Come the 5th of August and the village of beautiful village of Raia comes alive. An intense sense of joy descends on the village. Time seems to become thick and the entire village comes to a halt to celebrate its annual ‘Konachem Fest’. The festive moods rubs on both the Catholics and the Hindus of the village and they devoutly celebrate the symbolic cutting of the first sheaves, the fruit of human labour and offer it to God. Feast in some way tangiblizes human need to reach God with the fruits of their hard work. That is why perhaps it stricks a chord amidst all people of Raia and surrounding villages. While several historians have written polemical and conflictual history of the colonial disruption and dislocation of the chief temple of Raia, the feast that brings both the Hindus and Catholics together demonstrates that people are dialogical and celebrate life to bring succour and healing to them and render life liveable. History becomes alive in Raia on the day of Konsachem Fest . The first Church in Salcete was built in the Fort of Rachol was dedicated to our Lady of Snows. It also celebrates the Konsachem Fest soon after the feast of Raia. Being close to the mother church of all the churches in salcete, it is said that Raia has the distinction of being the first village to be Christianized en mass in 1560s. The Parish of Raia, along with the present Church of Our Lady of snows was founded 1699 to cater to the spiritual need of the increasing number of converts living outside the fort.

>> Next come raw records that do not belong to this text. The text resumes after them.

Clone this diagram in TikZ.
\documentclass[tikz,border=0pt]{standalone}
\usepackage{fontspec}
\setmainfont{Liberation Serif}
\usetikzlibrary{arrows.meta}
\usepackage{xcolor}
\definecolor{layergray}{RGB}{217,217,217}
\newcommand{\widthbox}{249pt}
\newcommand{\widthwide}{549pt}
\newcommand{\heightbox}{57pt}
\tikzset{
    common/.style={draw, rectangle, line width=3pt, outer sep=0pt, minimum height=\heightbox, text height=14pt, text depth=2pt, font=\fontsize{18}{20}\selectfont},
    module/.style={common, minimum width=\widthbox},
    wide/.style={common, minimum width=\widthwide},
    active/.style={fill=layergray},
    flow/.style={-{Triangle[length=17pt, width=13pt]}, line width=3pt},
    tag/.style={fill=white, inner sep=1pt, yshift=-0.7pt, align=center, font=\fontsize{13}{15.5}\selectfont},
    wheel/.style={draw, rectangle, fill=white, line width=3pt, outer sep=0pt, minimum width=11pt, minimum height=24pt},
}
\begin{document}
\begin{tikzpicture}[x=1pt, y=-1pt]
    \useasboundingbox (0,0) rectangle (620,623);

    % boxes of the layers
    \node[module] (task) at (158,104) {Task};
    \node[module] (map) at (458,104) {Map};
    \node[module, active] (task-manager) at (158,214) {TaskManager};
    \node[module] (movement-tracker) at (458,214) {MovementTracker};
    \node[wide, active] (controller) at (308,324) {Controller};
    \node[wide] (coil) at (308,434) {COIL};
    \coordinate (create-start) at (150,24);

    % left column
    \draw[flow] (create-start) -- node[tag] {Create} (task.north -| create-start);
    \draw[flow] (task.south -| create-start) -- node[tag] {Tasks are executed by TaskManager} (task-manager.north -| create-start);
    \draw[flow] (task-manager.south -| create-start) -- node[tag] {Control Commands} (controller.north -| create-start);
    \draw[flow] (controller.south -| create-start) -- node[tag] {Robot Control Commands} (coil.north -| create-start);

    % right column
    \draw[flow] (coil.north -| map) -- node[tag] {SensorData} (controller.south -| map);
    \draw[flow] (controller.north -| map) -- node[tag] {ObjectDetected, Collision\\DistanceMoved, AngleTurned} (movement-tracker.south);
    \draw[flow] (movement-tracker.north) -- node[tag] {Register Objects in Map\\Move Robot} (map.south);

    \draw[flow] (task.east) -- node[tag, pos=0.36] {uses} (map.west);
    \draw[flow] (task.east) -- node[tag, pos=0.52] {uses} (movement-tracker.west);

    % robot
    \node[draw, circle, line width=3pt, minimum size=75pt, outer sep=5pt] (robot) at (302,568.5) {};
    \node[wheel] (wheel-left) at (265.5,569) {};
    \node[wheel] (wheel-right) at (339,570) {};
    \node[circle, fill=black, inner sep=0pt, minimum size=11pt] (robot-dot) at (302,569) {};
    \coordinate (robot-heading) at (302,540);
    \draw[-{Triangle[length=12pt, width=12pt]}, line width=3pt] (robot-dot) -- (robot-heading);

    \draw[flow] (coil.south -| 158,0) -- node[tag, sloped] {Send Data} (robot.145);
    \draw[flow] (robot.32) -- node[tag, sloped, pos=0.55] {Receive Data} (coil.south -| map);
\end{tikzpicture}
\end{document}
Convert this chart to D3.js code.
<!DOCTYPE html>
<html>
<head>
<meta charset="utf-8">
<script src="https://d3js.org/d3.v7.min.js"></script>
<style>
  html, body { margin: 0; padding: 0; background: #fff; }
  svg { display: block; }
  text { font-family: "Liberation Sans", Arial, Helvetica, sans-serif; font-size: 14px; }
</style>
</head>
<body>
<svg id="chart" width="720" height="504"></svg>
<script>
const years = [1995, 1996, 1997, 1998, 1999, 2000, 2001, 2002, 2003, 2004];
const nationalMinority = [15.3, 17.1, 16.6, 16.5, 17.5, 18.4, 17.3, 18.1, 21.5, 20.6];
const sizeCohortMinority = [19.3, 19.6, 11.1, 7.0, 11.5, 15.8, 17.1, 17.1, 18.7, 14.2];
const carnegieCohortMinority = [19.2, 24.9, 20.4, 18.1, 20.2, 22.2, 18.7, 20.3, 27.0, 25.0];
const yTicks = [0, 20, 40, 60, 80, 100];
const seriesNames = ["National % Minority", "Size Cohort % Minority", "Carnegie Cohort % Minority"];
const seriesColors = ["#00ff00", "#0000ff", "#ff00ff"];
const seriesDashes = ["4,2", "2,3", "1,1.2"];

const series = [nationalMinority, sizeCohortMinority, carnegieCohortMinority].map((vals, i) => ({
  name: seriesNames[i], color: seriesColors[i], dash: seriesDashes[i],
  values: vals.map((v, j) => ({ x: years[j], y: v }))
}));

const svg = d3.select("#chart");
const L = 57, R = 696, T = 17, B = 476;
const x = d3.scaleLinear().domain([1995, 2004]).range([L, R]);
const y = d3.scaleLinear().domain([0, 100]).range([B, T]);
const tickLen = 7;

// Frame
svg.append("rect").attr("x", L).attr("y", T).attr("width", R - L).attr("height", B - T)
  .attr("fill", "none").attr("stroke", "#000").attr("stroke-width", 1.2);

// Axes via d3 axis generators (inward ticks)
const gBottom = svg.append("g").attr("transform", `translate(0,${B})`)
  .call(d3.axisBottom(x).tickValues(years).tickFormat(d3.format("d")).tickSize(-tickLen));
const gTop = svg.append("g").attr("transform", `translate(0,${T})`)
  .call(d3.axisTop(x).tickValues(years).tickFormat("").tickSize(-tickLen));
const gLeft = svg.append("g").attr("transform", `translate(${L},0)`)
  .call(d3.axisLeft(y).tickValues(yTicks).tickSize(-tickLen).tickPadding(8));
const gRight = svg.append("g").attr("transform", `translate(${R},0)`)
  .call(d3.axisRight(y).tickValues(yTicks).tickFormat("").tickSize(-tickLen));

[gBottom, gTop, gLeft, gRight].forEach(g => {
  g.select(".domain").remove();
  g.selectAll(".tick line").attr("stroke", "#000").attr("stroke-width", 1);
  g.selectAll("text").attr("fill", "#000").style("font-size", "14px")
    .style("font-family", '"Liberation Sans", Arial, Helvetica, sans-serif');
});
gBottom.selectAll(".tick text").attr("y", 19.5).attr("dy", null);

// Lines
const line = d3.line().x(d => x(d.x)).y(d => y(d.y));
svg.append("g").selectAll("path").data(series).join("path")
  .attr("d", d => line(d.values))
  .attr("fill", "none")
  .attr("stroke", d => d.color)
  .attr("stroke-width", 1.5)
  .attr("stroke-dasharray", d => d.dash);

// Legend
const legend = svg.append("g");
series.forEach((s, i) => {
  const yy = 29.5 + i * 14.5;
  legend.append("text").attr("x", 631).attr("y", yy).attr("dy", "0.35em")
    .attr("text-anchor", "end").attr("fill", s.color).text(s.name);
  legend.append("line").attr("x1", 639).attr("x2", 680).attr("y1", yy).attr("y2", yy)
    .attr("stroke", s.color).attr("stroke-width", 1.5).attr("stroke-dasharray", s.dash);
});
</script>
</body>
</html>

The village of Raia is said to have its origin from Roy or the sacred grove. One might draw its leak with Royn, the ant hill Goddess which was later Sanskritized and called Santeri. Perhaps, the existence of the ward, santimoll in the village might point to this etymology of its name Raia. Besides Royn being an ecological goddess might draw the links of the Harvest festival which the people celebrate as Konsanchem Fest in Raia even in our days. With the passage of time, Royn may have Sanskritized and become Kamakshi which was the presiding deity of the village when the Portuguese took control of Goa. This might have happened during the time of Kadambas rule who were known worshipers of Shiva. But we also have another slice of history that we often choose to forget. There is an Islamic past to the village of Raia. The Portuguese had taken it from the hand of the Muslim ruler, the Sultan of Bijapur, Ismail Adil-khan. It is said that the famous Vijaynagara King Krisna-deva called ‘the city of Raichur’. But some historians locate the same outside Goa. Perhaps, the past being connected to ecological Deities the Konsachem fest continues to draw people both Catholics and the Hindus from the surrounding areas. The Hindu tradition has sacred Groves, like Dev Rai in the forests in Sattari taluka. Hence, in some way the Konsachem Fest carries the past of our people in Goa within it.

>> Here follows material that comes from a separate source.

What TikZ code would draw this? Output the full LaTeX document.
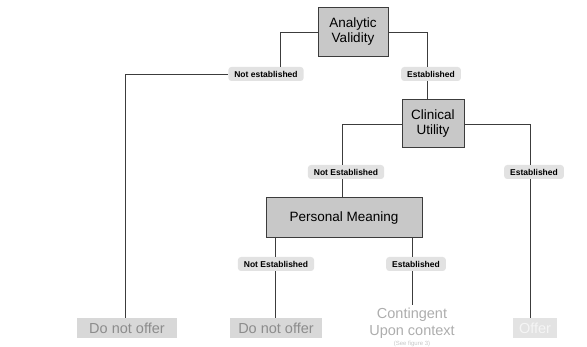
\documentclass[tikz,border=0pt]{standalone}
\usepackage{fontspec}
\setmainfont{Liberation Sans}
\usetikzlibrary{positioning}
\definecolor{boxgray}{RGB}{200,200,200}
\definecolor{taggray}{RGB}{226,226,226}
\definecolor{resgray}{RGB}{216,216,216}
\definecolor{restext}{RGB}{140,140,140}
\definecolor{linegray}{RGB}{60,60,60}
\tikzstyle{block} = [draw = linegray, fill = boxgray, line width = 1pt, align = center, font = \fontsize{13.5}{15}\selectfont]
\tikzstyle{tag} = [fill = taggray, rounded corners = 3pt, inner xsep = 6pt, minimum height = 14pt, font = \fontsize{8.5}{9}\selectfont\bfseries]
\tikzstyle{result} = [fill = resgray, text = restext, minimum height = 20pt, inner xsep = 2pt, font = \fontsize{14.5}{15}\selectfont]
\tikzstyle{link} = [line width = 0.9pt, draw = linegray]

\begin{document}
\begin{tikzpicture}[x = 1pt, y = -1pt]
	
		\useasboundingbox (0,0) rectangle (587,347);
		
		% Decision boxes
		\node[block, minimum width = 70pt, minimum height = 49pt] (valid) at (353,32) {Analytic\\Validity};
		\node[block, minimum width = 62pt, minimum height = 48pt] (util) at (433,124) {Clinical\\Utility};
		\node[block, minimum width = 156pt, minimum height = 40pt] (meaning) at (344,218) {Personal Meaning};
		
		% Labels on the branches
		\node[tag] (vno) at (266,74) {Not established};
		\node[tag] (vyes) at (431,74) {Established};
		\node[tag] (uno) at (346,172) {Not Established};
		\node[tag] (uyes) at (534,172) {Established};
		\node[tag] (mno) at (276,264) {Not Established};
		\node[tag] (myes) at (416,264) {Established};
		
		% Outcomes
		\node[result, minimum width = 100pt] (out1) at (127,328) {Do not offer};
		\node[result, minimum width = 92pt] (out2) at (276,328) {Do not offer};
		\node[align = center, text = black!32, font = \fontsize{14.5}{17}\selectfont] (out3) at (412,323) {Contingent\\Upon context};
		\node[below = -4pt of out3, text = black!22, font = \fontsize{6}{6}\selectfont] (out3b) {(See figure 3)};
		\node[result, minimum width = 44pt, fill = black!11, text = black!4] (out4) at (535,328) {Offer};
		
		% Connect all nodes defined above
		\draw[link] (valid.west) -| ([xshift = 14pt]vno.north);
		\draw[link] (vno.west) -| ([xshift = -2pt]out1.north);
		\draw[link] (valid.east) -| ([xshift = -4pt]vyes.north);
		\draw[link] ([xshift = -4pt]vyes.south) -- ([xshift = -6pt]util.north);
		\draw[link] (util.west) -| ([xshift = -4pt]uno.north);
		\draw[link] ([xshift = -4pt]uno.south) -- ([xshift = -2pt]meaning.north);
		\draw[link] (util.east) -| ([xshift = -4pt]uyes.north);
		\draw[link] ([xshift = -4pt]uyes.south) -- ([xshift = -5pt]out4.north);
		\draw[link] ([xshift = -69pt]meaning.south) -- ([xshift = -1pt]mno.north);
		\draw[link] ([xshift = -1pt]mno.south) -- ([xshift = -1pt]out2.north);
		\draw[link] ([xshift = 68pt]meaning.south) -- ([xshift = -4pt]myes.north);
		\draw[link] ([xshift = -4pt]myes.south) -- ++(0,34);
	
	\end{tikzpicture}
\end{document}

The story of the conversion of the people of Raia is a great saga. In fact, it being the first village in Salcete to embrace Christianity, the conversion narrative acquires greater importance. Moreover, the conversion of a large number of people is linked to the feast of Our Lady of Snows, popularly known as Konsachem Fest in Raia. Therefore, it is apt to remember it over here in a broad way. The first fruits of missionary labours of Jesuits Fr. Pero Mascarenhas and Br. Manuel Gomes was a Brahmin, named Cortalo who along with his family is said to have accepted the Christian faith willingly. Consequently, on the day of the feast of our lady of snow 140 people were baptized in the presence of the then Jesuit Provincial, Fr. Antonio Quadros, in the Church of Our Lady of snows in 1568. This ritual was conducted in the Church located in the fort of Rachol. Cortalo took the name of Fr. Pero (Pedru) Mascarenhas and became the first Christian in Salcete. Hence, the parish community of Raia is the mother of all other communities that later embraced the Catholic Faith in Salcete. Moreover, Raia has the distinction of being the first to receive Baptism en mass and embrace Christianity.

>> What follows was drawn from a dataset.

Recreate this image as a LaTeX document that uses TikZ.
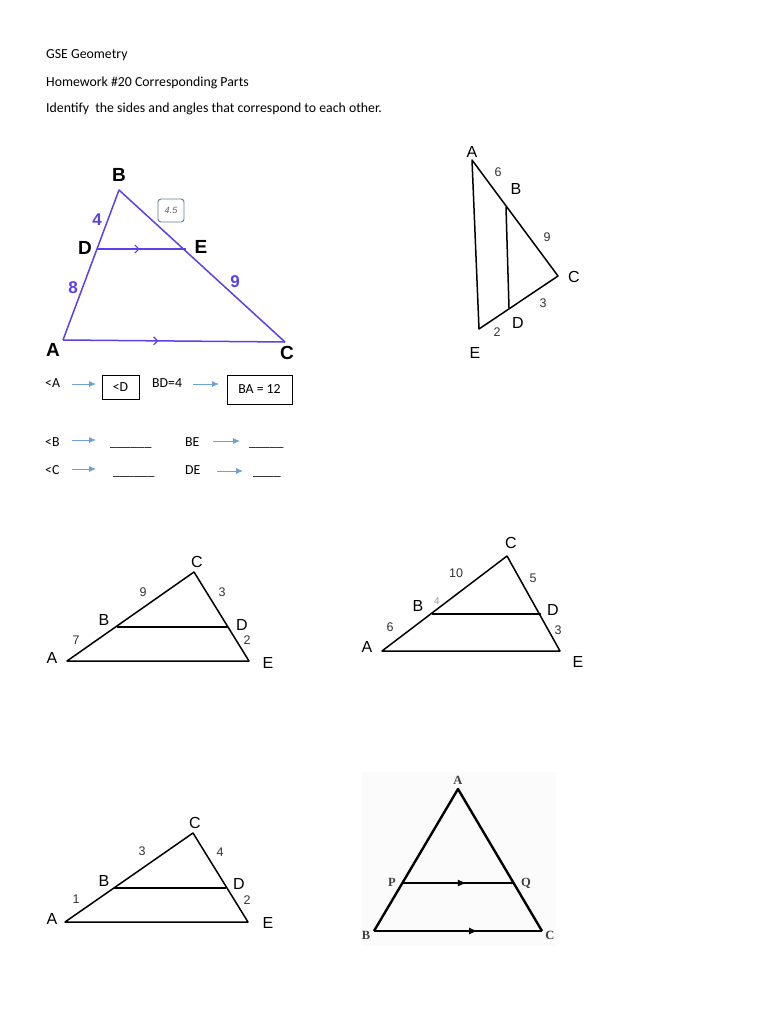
\documentclass[tikz,border=0pt]{standalone}
\usepackage{fontspec}
\setmainfont{Carlito}
\newfontfamily\arialfont{Liberation Sans}
\newfontfamily\timesfont{Liberation Serif}
\usetikzlibrary{calc,arrows.meta,decorations.markings,positioning}
\definecolor{myblue}{RGB}{88,66,232}
\definecolor{myarrow}{RGB}{110,160,215}
\definecolor{mybox}{RGB}{95,125,150}
\tikzstyle{line}=[line width=1.5pt,line join=round]
\tikzstyle{blueline}=[draw=myblue,line width=1.5pt,line join=round]
\tikzstyle{thickline}=[line width=2.4pt,line join=round]
\tikzstyle{bvert}=[inner sep=0pt,font=\arialfont\bfseries\fontsize{19}{19}\selectfont]
\tikzstyle{bnum}=[inner sep=0pt,text=myblue,font=\arialfont\bfseries\fontsize{17}{17}\selectfont]
\tikzstyle{vert}=[inner sep=0pt,font=\arialfont\fontsize{16}{16}\selectfont]
\tikzstyle{num}=[inner sep=0pt,text=black!80,font=\arialfont\fontsize{12.5}{12.5}\selectfont]
\tikzstyle{svert}=[inner sep=0pt,text=black!75,font=\timesfont\bfseries\fontsize{12.5}{12.5}\selectfont]
\tikzstyle{txt}=[anchor=base west,inner sep=0pt,font=\fontsize{13.8}{16}\selectfont]
\tikzstyle{corr}=[-{Latex[length=7pt,width=6pt]},draw=myarrow,line width=0.9pt]
\tikzstyle{ansbox}=[draw,line width=0.8pt,inner sep=0pt,font=\fontsize{13.8}{16}\selectfont]
\tikzstyle{openmark}=[postaction={decorate,decoration={markings,mark=at position #1 with {\arrow{Straight Barb[length=4pt,width=8pt,line width=1.2pt]}}}}]
\tikzstyle{fullmark}=[postaction={decorate,decoration={markings,mark=at position #1 with {\arrow{Latex[length=9pt,width=7pt]}}}}]

\begin{document}
\begin{tikzpicture}[x=1pt,y=-1pt]
\useasboundingbox (0,0) rectangle (768,1024);
\fill[white] (0,0) rectangle (768,1024);

% heading
\draw (46,59) node [txt] (t1) {GSE Geometry};
\draw (46,87) node [txt] (t2) {Homework \#20 Corresponding Parts};
\draw (46,113) node [txt] (t3) {Identify\ \ the sides and angles that correspond to each other.};

% blue triangle
\coordinate (B1) at (119,190);
\coordinate (D1) at (97,249);
\coordinate (E1) at (186,249);
\coordinate (A1) at (63,340);
\coordinate (C1) at (285,342);
\draw[blueline] (A1) -- (B1) -- (C1);
\draw[blueline,openmark=0.48] (D1) -- (E1);
\draw[blueline,openmark=0.43] (A1) -- (C1);
\draw (119,175) node [bvert] (lB1) {B};
\draw (85,248) node [bvert] (lD1) {D};
\draw (201,247) node [bvert] (lE1) {E};
\draw (53,350) node [bvert] (lA1) {A};
\draw (287,353) node [bvert] (lC1) {C};
\draw (97,220) node [bnum] (n4) {4};
\draw (73,288) node [bnum] (n8) {8};
\draw (235,282) node [bnum] (n9) {9};
\draw (171,210.5) node [draw=mybox,line width=0.9pt,rounded corners=3pt,minimum width=26pt,minimum height=23pt,inner sep=0pt,text=black!60,font=\arialfont\itshape\fontsize{9}{9}\selectfont] (n45) {4.5};

% corresponding parts
\draw (45,387) node [txt] (rA) {<A};
\coordinate (p1) at (72,384);
\coordinate (q1) at (96,384);
\draw[corr] (p1) -- (q1);
\draw (120.5,387) node [ansbox,minimum width=37pt,minimum height=24pt] (bD) {<D};
\draw (152,387) node [txt] (rBD) {BD=4};
\coordinate (p2) at (193,384);
\coordinate (q2) at (219,384);
\draw[corr] (p2) -- (q2);
\draw (259.5,389.5) node [ansbox,minimum width=65pt,minimum height=29pt] (bBA) {BA = 12};

\draw (45,446) node [txt] (rB) {<B};
\coordinate (p3) at (72,440);
\coordinate (q3) at (96,440);
\draw[corr] (p3) -- (q3);
\draw (110,446) node [txt] (sB) {\_\_\_\_\_\_};
\draw (185,446) node [txt] (rBE) {BE};
\coordinate (p4) at (213,441);
\coordinate (q4) at (240,441);
\draw[corr] (p4) -- (q4);
\draw (249,446) node [txt] (sBE) {\_\_\_\_\_};

\draw (45,474) node [txt] (rC) {<C};
\coordinate (p5) at (72,469);
\coordinate (q5) at (96,469);
\draw[corr] (p5) -- (q5);
\draw (113,475) node [txt] (sC) {\_\_\_\_\_\_};
\draw (185,474) node [txt] (rDE) {DE};
\coordinate (p6) at (217,471);
\coordinate (q6) at (243,471);
\draw[corr] (p6) -- (q6);
\draw (253,475) node [txt] (sDE) {\_\_\_\_};

% right triangle
\coordinate (A2) at (472,160);
\coordinate (B2) at (506,207);
\coordinate (C2) at (558,276);
\coordinate (D2) at (509,308);
\coordinate (E2) at (479,329);
\draw[line] (E2) -- (A2) -- (C2) -- cycle;
\draw[line] (B2) -- (D2);
\draw (472,152) node [vert] (lA2) {A};
\draw (516,189) node [vert] (lB2) {B};
\draw (574,277) node [vert] (lC2) {C};
\draw (518,323) node [vert] (lD2) {D};
\draw (475,353) node [vert] (lE2) {E};
\draw (498,172) node [num] (m6) {6};
\draw (547,237) node [num] (m9) {9};
\draw (543,303) node [num] (m3) {3};
\draw (497,332) node [num] (m2) {2};

% triangle 3
\coordinate (A3) at (67,661);
\coordinate (B3) at (117,627);
\coordinate (C3) at (194,572);
\coordinate (D3) at (228,627);
\coordinate (E3) at (249,661);
\draw[line] (A3) -- (C3) -- (E3) -- cycle;
\draw[line] (B3) -- (D3);
\draw (197,562) node [vert] (lC3) {C};
\draw (104,620) node [vert] (lB3) {B};
\draw (242,625) node [vert] (lD3) {D};
\draw (52,658) node [vert] (lA3) {A};
\draw (268,663) node [vert] (lE3) {E};
\draw (143,592) node [num] (k9) {9};
\draw (222,592) node [num] (k3) {3};
\draw (76,640) node [num] (k7) {7};
\draw (247,640) node [num] (k2) {2};

% triangle 4
\coordinate (A4) at (382,651);
\coordinate (B4) at (432,614);
\coordinate (C4) at (507,556);
\coordinate (D4) at (541,614);
\coordinate (E4) at (560,651);
\draw[line] (A4) -- (C4) -- (E4) -- cycle;
\draw[line] (B4) -- (D4);
\draw (511,543) node [vert] (lC4) {C};
\draw (418,606) node [vert] (lB4) {B};
\draw (553,610) node [vert] (lD4) {D};
\draw (367,647) node [vert] (lA4) {A};
\draw (578,662) node [vert] (lE4) {E};
\draw (456,573) node [num] (j10) {10};
\draw (533,578) node [num] (j5) {5};
\draw (390,627) node [num] (j6) {6};
\draw (558,630) node [num] (j3) {3};
\draw (437,601) node [num,text=black!40,font=\arialfont\fontsize{10}{10}\selectfont] (j4) {4};

% triangle 5
\coordinate (A5) at (65,922);
\coordinate (B5) at (114,888);
\coordinate (C5) at (193,833);
\coordinate (D5) at (226,888);
\coordinate (E5) at (248,922);
\draw[line] (A5) -- (C5) -- (E5) -- cycle;
\draw[line] (B5) -- (D5);
\draw (195,823) node [vert] (lC5) {C};
\draw (104,881) node [vert] (lB5) {B};
\draw (239,884) node [vert] (lD5) {D};
\draw (52,919) node [vert] (lA5) {A};
\draw (268,923) node [vert] (lE5) {E};
\draw (142,851) node [num] (i3) {3};
\draw (220,852) node [num] (i4) {4};
\draw (76,899) node [num] (i1) {1};
\draw (247,900) node [num] (i2) {2};

% triangle PQ
\fill[black!1.5] (362,772) rectangle (556,946);
\coordinate (A6) at (458,789);
\coordinate (P6) at (402,883);
\coordinate (Q6) at (514,883);
\coordinate (B6) at (374,931);
\coordinate (C6) at (542,931);
\draw[thickline] (B6) -- (A6) -- (C6);
\draw[thickline,fullmark=0.58] (P6) -- (Q6);
\draw[thickline,fullmark=0.62] (B6) -- (C6);
\draw (458,780) node [svert] (lA6) {A};
\draw (392,882) node [svert] (lP6) {P};
\draw (526,883) node [svert] (lQ6) {Q};
\draw (366,935) node [svert] (lB6) {B};
\draw (550,935) node [svert] (lC6) {C};
\end{tikzpicture}
\end{document}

Perhaps, the popularity of the Konsachem fest in Raia is also linked to the fact that the Christians there were the first catholic community in Salcete. Following the age-old tradition the Parish Priest prays for all the farmer of our country and prays for God blessing on their hard labour and calls God to take care of every hungry person. Then, he blesses the paddy sheaves and cuts them and carries them solemnly to the Church where they are offered to God. The holy sheaves are then distributed to the faithful present who carry them in their homes and place them with great devotion on their altars. A few years ago, the blessed sheaves were also shared with religious institutions that had links with the past faith community of Raia. Years back, when I was doing my first year of Philosophy at Rachol seminary, I happened to receive the blessed sheaves that some faithful came to share with the seminary. In those days, I had also learnt that they even went and shared the blessed sheaves with Shri Kamashi temple in Shiroda demonstrating how the Konsachem Fest bonded the two communities. With the passage of time, this practice of sharing the sheaves with the neighbouring institutions appeared to have stopped. But the inter-community bonding that was always part of the celebrations continues even today. This social dimensions of most of our feasts in Goa are clearly manifesting how the two chief communities are seeking to come together and celebrate tradition, faith and life.
The eco-centric roots of Konsachem Fest open us to the new encyclical, Laudato si of the holy father Pope Francis. It is a great way of celebrating creation and work to make life liveable in our common home on this planet earth. This eco-festival being a harvest festival leads us to the Gospel of creation inscribed by God in his creation. The eco-culture was part of a profound ethos of our culture in Goa. But today in the name of development, we have forgotten this eco-culture and are responsible for ecocide in Goa. The Konsanche fest and several ecological festivals in Goa bring to us this message of our common eco-centric past and remind us that our future cannot be secure without eco-justice. That is why the Konsachem Fest in Raia is central to the rhythm of life in Goa. While we celebrate the first fruits that mother earth has given us with the people of Raia, let us all learn to care for our mother earth and resist all kinds of exploitation that hurts her. It is a great opportunity to understand, celebrate and promote the land-life legacy that we have received from our ancestors and continue to hand it over to the next generation in our society.